Complement is the center of inflammatory reaction
Complement is an important and conservative system for natural immune, and provides pathways for rapid and effective elimination of invasive micro-organisms [14, 15]. It is a "bridge" between natural immune and acquired immune. Besides direct immune mechanism, complement can also release many types of small molecular fragments which have broad biological effects, such as chemotaxis of neutrophils and lymphocytes, phagocytosis, and participation in regulating immune response of cells and body fluid. In addition, Complement system is also an important medium for inflammation and immune reaction, and poses great potential threat to the body. If complement system is over activated, many complement components will be consumed, and reduce the anti-infection ability of the body; many active substances derived from the activation will induce severe inflammatory reaction or tissue injury, resulting in pathological process . For example, complement activation can produce inflammatory media including C2a, C3a, C4a and C5a. C2a has kinin-like function, and can expand small vessels and improve permeability; C3a, C4a and C5a have anaphylatoxin function, and can degranulate mast cells and basophils, release vasoactive mediators and induce inflammatory reaction; C3a, C5a and C5b67 have chemotaxis function, and can attract inflammatory cells to concentrate and migrate toward the inflammatory region activated by the complement, and thus increase inflammatory reaction.
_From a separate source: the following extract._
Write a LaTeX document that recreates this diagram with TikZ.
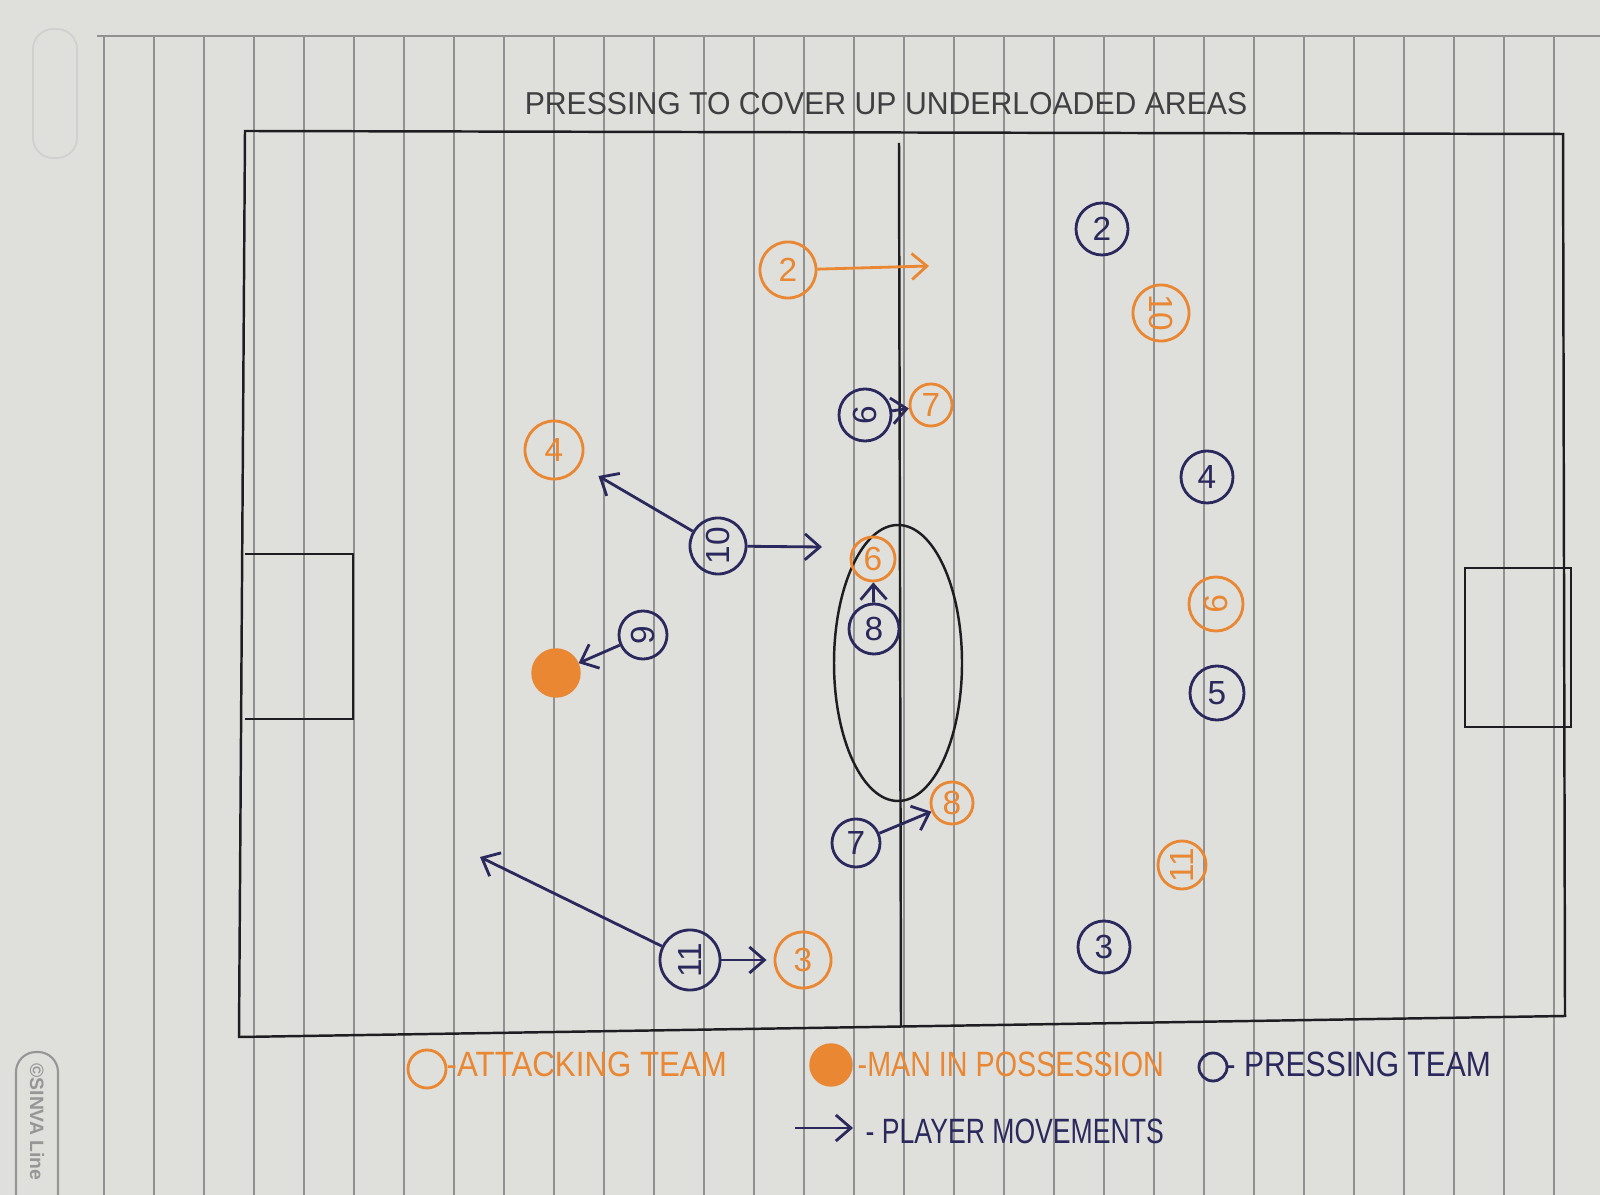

CR2 is the central molecule for the immune response regulation by complement system. Split products of C3 molecules includes C3dg, iC3b, C3d and C3b, which are deposited on the activating cell surface and are the specific ligands for CR2 molecules. So CR2 is a good choice as a tarteting vector for delivery of complement inhibitors such as Crry and CD59 to sites of inflammation induced by complement activation. Many studies have indicated that CR2 targeting complement inhibitors can significantly mitigate inflammatory reaction in local sites [17, 18]. CD59 and Crry are important complement regulatory protein and the ideal complement inhibitor. CD59 can interfere the combination of C7, C8 with C5b-6 complex and inhibite the formation of membrane attack complex, MAC. Crry can block the complement activation by inhibite the activity of C3/C5 convertase.
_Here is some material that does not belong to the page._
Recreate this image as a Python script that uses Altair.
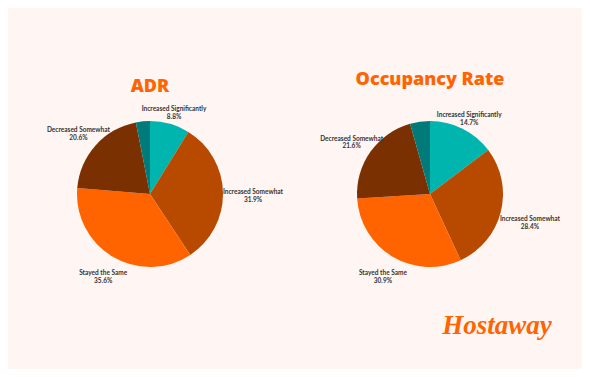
import altair as alt
import pandas as pd

categories = ["Increased Significantly", "Increased Somewhat", "Stayed the Same",
              "Decreased Somewhat", "Decreased Significantly"]
adr_values = [8.8, 31.9, 35.6, 20.6, 3.1]
occ_values = [14.7, 28.4, 30.9, 21.6, 4.4]
colors = ["#00B5AE", "#B84A00", "#FF6400", "#7A3000", "#007B79"]

BG = "#FFF6F3"
W, H = 280, 340
R = 73


def panel(values, title, title_y):
    df = pd.DataFrame({"category": categories, "value": values,
                       "order": list(range(len(categories)))})
    df["pct"] = df["value"].map(lambda v: f"{v}%")
    base = alt.Chart(df).transform_stack(
        stack="value", groupby=[], as_=["start", "end"],
        sort=[alt.SortField("order")]
    ).transform_calculate(
        mid="(datum.start + datum.end) / 2",
        label="datum.category + '\\n' + datum.pct"
    )
    theta_scale = alt.Scale(domain=[0, 100])
    arcs = base.mark_arc(radius=R).encode(
        theta=alt.Theta("start:Q", scale=theta_scale),
        theta2="end:Q",
        color=alt.Color("category:N", scale=alt.Scale(domain=categories, range=colors),
                        legend=None),
    )
    layers = [arcs]
    for cat, rad in [("Increased Significantly", 88), ("Increased Somewhat", 103),
                     ("Stayed the Same", 92), ("Decreased Somewhat", 96)]:
        t = base.transform_filter(alt.datum.category == cat).mark_text(
            radius=rad, align="center", baseline="middle", lineBreak="\n",
            font="Lato", fontSize=6.5, fontWeight="bold", color="#333333", lineHeight=7.8
        ).encode(
            theta=alt.Theta("mid:Q", scale=theta_scale),
            text="label:N",
        )
        layers.append(t)
    ttl = alt.Chart(pd.DataFrame({"t": [title]})).mark_text(
        font="Open Sans", fontSize=18, fontWeight=800, color="#FF6400",
        align="center", baseline="middle"
    ).encode(x=alt.value(W / 2), y=alt.value(title_y), text="t:N")
    layers.append(ttl)
    return alt.layer(*layers).properties(width=W, height=H)


left = panel(adr_values, "ADR", 63)
right = panel(occ_values, "Occupancy Rate", 56)
logo = alt.Chart(pd.DataFrame({"t": ["Hostaway"]})).mark_text(
    font="Liberation Serif", fontSize=27, fontStyle="italic", fontWeight="bold",
    color="#FF6400", align="center", baseline="middle"
).encode(x=alt.value(207), y=alt.value(302), text="t:N")
right = alt.layer(right, logo)

chart = alt.hconcat(left, right, spacing=0).properties(
    background=BG,
    padding={"left": 2, "top": 16, "right": 12, "bottom": 5},
).configure_view(stroke=None)

chart.save("out.html", embed_options={"renderer": "svg", "actions": False})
Influenza viral lung injury and complement activation
Many studies have proved that excessive inflammatory injury in lung tissues induced by influenza virus infection is closely related to complement activation. Complement activation can affect influenza virus-specific immune response in the lung [19, 20]. After being infected by influenza virus, C3-deficient mice see significant decrease of T-cell reaction, and complement activation plays an important role in T-cell activation or recruitment [21, 22]. Martin has found that C3a and C5a can induce neutrophil migration in the lung infected by influenza virus . All the above studies show that complement activation following influenza virus infection can significantly influence pulmonary infiltration and lung injury degree. Hohenthal U and Nuutila J found that complement receptors have strong expression in influenza viral pneumonia [24, 25]. Kase T found that human MBL can directly or indirectly remove influenza virus particles and inhibit viral transmission through complement activation and opsonization . Through coupling with influenza antigen HA, C3d can increase the level of anti-influenza virus HA antibody, reduce the activation threshold of B-cell and improve the intensity of immune response [27, 28]. M. Paula Longhi et al. found that CD59a-deficient mice (Cd59a(-/-)) inflected with influenza virus have more serious pneumonia than wild-type, with more significant pulmonary hemorrhage and leukocytic infiltrate, neutrophil and lymphocyte aggregation, lung cell fibrosis and CD4+ T-cell activation; after injection of complement inhibitors, Cd59a(-/-) mice have improved lung inflammatory reaction and significant neutrophil infiltration decrease .
The above studies indicate that through inhibiting complement activation, excessive inflammatory reaction in lung tissues induced by influenza can be inhibited, and as a result, lung tissue injury can be mitigated and the mortality can be reduced. As complement is both a physiological defense and a pathological damage medium, it functions as a double-edged sword. Systematic complement inhibition may result in potential side effects including infection. Therefore, we design targeting complement inhibitors for complement activation sites with CR2 as targeting vector, complement inhibitors like CD59 and Crry are targeted to inflammatory sites to specially inhibit the complement activation in the local injury, thus local inflammatory reaction is inhibited, without side effects caused by systematic inhibition.